You build a beautiful template in Azure Bicep, deploy a stack, and watch as the SQL Server connection quietly refuses to cooperate. It’s the cloud equivalent of a shrug. Every DevOps engineer knows this moment. You did everything “right,” yet provisioning, identity, or network access still plays hard to get.
Azure Bicep SQL Server isn’t just another resource declaration game. Bicep brings declarative infrastructure to Azure, where syntax and repeatability matter more than mouse clicks. SQL Server runs your data operations, wearing the heavy crown of compliance, encryption, and high availability. When you connect them properly, you get infrastructure as code with data as service, both locked down by policy and identity.
Here’s the clean mental model. Bicep defines what should exist: the SQL Server, firewall rules, private endpoints, and access policies. Azure automates how it comes to life. Underneath, managed identities quietly swap credentials for tokens so your app never holds secrets.
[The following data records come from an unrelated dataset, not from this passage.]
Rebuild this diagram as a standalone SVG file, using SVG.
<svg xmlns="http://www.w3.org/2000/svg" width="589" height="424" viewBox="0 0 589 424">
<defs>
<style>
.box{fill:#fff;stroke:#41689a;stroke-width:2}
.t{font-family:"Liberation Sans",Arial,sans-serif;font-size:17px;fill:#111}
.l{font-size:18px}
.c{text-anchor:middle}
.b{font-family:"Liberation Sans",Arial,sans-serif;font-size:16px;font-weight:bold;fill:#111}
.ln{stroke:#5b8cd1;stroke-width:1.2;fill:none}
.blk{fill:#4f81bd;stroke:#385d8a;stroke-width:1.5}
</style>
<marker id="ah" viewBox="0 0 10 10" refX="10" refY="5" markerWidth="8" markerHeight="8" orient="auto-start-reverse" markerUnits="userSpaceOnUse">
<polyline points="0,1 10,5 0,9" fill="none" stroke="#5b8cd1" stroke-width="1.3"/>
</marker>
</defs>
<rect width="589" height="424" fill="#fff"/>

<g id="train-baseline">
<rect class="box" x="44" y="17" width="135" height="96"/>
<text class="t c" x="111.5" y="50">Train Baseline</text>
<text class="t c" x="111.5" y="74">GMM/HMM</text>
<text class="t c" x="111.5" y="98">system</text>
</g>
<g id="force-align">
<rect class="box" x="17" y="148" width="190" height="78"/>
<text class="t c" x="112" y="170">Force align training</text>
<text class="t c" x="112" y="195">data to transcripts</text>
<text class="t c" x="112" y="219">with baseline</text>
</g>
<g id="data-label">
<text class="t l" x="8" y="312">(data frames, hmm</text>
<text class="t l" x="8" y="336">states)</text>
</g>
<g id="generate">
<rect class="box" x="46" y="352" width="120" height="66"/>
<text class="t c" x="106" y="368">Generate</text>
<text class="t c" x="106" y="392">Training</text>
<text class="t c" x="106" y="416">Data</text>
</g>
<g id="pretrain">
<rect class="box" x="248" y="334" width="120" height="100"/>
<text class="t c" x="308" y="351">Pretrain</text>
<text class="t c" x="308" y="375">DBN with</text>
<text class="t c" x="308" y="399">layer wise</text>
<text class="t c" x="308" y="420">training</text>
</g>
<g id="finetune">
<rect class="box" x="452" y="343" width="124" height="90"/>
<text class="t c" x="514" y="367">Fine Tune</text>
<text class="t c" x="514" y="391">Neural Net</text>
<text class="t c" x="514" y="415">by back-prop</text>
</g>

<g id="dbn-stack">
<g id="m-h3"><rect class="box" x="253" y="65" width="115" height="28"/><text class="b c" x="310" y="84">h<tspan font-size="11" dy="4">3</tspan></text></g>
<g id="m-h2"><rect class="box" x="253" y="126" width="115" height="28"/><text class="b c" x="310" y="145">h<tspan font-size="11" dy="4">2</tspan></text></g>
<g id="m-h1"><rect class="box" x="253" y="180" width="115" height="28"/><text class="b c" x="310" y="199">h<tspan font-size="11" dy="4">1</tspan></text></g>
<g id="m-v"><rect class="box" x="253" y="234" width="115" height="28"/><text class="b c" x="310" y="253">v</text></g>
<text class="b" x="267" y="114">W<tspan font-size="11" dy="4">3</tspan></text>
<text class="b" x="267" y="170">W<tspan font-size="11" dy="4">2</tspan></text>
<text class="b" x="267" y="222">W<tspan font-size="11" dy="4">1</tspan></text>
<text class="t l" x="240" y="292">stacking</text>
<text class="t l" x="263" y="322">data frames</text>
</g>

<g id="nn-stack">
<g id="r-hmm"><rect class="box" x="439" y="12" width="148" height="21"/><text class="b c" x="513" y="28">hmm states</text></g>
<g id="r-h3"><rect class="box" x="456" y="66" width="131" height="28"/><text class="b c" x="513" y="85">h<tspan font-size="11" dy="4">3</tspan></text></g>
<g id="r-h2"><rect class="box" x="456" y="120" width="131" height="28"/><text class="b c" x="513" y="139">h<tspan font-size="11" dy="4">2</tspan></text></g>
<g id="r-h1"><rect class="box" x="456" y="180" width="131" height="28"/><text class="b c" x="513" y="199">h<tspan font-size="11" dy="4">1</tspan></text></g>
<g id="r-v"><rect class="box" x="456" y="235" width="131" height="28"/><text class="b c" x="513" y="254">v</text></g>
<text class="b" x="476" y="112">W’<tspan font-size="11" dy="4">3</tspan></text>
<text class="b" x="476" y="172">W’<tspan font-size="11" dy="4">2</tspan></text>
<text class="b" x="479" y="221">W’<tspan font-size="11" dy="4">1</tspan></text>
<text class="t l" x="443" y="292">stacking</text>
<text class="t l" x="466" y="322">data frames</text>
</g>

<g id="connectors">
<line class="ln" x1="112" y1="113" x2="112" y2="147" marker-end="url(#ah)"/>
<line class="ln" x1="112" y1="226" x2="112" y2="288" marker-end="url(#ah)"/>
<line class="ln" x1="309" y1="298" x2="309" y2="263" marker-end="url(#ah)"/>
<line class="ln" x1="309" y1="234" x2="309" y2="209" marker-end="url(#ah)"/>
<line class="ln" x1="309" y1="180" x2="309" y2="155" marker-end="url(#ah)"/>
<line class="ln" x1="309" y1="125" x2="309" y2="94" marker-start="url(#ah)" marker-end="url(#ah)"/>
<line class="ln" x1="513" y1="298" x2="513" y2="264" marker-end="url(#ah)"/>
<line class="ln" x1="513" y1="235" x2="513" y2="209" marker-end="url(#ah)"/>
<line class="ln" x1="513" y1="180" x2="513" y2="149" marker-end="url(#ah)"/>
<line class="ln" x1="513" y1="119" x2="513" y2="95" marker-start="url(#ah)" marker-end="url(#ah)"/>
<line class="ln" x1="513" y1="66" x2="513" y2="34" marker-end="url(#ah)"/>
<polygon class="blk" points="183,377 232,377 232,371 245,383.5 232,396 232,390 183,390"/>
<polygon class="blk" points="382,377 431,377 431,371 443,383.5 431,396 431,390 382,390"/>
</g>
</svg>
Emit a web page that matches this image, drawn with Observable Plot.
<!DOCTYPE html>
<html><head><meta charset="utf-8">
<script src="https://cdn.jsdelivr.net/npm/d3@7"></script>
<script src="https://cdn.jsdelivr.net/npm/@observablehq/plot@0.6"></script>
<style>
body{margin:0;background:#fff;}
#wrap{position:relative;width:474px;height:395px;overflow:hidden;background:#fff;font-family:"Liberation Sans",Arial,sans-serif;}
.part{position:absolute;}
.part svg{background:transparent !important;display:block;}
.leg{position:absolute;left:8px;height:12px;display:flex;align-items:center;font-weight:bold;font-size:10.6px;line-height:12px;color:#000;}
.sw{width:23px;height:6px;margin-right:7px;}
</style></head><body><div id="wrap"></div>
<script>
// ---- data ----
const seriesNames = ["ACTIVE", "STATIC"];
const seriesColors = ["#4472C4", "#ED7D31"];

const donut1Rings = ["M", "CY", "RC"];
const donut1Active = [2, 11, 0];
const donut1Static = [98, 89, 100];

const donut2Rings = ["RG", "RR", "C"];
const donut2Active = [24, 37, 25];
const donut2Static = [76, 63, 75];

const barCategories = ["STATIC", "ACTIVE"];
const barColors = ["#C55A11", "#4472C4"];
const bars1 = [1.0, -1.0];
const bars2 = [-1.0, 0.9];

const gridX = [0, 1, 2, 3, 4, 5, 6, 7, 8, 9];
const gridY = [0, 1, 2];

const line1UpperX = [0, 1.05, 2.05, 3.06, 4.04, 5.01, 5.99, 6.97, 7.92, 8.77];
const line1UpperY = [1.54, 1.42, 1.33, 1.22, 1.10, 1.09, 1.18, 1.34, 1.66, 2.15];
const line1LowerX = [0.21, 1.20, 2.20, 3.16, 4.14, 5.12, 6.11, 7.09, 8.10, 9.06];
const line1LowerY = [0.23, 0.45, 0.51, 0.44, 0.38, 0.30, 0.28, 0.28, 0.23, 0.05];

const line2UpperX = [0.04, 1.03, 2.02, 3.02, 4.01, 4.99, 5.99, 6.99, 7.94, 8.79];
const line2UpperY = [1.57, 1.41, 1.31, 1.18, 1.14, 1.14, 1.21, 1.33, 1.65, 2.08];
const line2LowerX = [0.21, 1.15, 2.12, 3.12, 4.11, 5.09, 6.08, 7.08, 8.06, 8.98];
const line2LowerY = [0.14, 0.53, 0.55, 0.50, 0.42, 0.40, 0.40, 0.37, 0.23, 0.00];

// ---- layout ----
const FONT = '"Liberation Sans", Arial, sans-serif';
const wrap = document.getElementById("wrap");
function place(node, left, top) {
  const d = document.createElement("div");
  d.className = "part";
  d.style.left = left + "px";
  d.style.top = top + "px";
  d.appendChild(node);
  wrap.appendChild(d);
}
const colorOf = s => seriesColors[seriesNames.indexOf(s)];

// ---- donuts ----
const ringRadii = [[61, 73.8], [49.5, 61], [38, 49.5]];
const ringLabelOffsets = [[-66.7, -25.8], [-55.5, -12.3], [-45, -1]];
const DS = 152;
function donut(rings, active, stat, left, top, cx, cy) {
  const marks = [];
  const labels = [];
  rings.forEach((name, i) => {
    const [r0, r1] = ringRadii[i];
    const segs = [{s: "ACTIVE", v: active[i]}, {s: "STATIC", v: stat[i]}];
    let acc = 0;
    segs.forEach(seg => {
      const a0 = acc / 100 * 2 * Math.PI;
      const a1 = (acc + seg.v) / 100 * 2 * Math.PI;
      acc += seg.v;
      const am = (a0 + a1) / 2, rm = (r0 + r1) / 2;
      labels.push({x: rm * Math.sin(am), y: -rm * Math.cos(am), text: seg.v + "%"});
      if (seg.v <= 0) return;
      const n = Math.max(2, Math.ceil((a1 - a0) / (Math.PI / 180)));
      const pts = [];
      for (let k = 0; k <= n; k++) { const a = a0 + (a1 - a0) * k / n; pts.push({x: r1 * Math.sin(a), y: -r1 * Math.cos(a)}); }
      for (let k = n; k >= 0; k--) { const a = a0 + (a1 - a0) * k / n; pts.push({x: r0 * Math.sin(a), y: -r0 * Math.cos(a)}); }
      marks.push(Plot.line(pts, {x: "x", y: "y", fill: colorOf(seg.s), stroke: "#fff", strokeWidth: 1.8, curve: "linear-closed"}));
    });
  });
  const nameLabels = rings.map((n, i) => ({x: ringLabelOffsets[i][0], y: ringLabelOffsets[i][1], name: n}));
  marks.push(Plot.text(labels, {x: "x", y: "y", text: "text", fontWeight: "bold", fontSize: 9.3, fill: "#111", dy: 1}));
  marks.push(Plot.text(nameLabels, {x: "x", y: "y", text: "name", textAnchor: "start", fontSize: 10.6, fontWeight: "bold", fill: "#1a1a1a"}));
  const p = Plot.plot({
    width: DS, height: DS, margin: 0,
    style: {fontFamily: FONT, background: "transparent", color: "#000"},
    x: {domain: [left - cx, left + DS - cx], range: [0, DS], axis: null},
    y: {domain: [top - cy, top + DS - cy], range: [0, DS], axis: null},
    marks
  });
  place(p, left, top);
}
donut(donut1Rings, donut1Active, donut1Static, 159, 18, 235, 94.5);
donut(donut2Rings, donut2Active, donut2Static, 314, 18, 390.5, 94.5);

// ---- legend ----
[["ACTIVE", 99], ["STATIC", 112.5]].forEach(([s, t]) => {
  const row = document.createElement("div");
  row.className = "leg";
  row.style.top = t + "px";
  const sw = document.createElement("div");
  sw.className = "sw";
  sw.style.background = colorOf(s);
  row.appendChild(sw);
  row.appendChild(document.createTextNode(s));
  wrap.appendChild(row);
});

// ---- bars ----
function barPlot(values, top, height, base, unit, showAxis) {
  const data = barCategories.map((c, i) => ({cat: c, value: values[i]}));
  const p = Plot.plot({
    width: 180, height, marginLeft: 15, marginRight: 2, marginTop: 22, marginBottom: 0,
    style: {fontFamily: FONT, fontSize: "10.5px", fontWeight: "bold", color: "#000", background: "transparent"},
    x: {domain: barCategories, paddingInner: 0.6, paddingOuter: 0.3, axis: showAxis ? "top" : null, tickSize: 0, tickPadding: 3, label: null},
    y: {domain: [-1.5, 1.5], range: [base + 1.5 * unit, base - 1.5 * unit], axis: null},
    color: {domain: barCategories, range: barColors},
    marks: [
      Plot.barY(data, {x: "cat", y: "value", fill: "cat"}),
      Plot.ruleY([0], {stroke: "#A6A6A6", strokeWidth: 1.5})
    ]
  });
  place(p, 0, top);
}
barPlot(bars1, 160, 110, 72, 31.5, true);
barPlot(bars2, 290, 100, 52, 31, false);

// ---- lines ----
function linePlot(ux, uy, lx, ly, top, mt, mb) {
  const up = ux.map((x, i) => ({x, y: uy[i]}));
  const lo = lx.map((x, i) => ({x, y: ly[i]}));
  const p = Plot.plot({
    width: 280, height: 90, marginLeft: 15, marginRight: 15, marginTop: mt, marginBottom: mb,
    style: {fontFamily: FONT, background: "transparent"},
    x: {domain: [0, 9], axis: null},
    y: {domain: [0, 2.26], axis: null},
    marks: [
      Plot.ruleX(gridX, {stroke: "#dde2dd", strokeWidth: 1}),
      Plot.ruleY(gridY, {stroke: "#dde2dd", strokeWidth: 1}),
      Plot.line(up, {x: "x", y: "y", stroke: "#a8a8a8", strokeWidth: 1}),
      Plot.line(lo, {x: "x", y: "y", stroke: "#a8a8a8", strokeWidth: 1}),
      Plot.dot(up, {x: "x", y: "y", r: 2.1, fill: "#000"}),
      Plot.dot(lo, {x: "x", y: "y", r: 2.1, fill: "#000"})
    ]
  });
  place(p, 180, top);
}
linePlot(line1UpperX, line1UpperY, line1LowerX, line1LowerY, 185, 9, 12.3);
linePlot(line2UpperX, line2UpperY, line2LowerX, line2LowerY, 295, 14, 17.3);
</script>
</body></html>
The workflow becomes deterministic, predictable, and secure. You describe once, deploy everywhere.
If a connection fails, check three angles: identity scope, role assignment, and network rules. Many engineers forget Managed Identity permissions for SqlServerContributor or miss private link DNS resolution. Build these checks into your Bicep modules. Automate secret rotation through Azure Key Vault. Version-control everything. If something breaks, you want traceability, not guesswork.
Key Benefits of an Azure Bicep SQL Server Setup
- Repeatable provisioning with zero manual steps.
- Strong identity boundaries using Azure AD RBAC.
- Easier audit trails for SOC 2 and ISO 27001 compliance.
- Reduced human error from copy-paste credential games.
- Automated scale and configuration changes through pipelines.
When teams adopt this flow, developer velocity jumps. Less time waiting for access tickets, fewer nights debugging firewall rules. It’s predictable deployment, finally matching the speed of your pull requests. Engineers focus on schema and logic, not permissions and port numbers.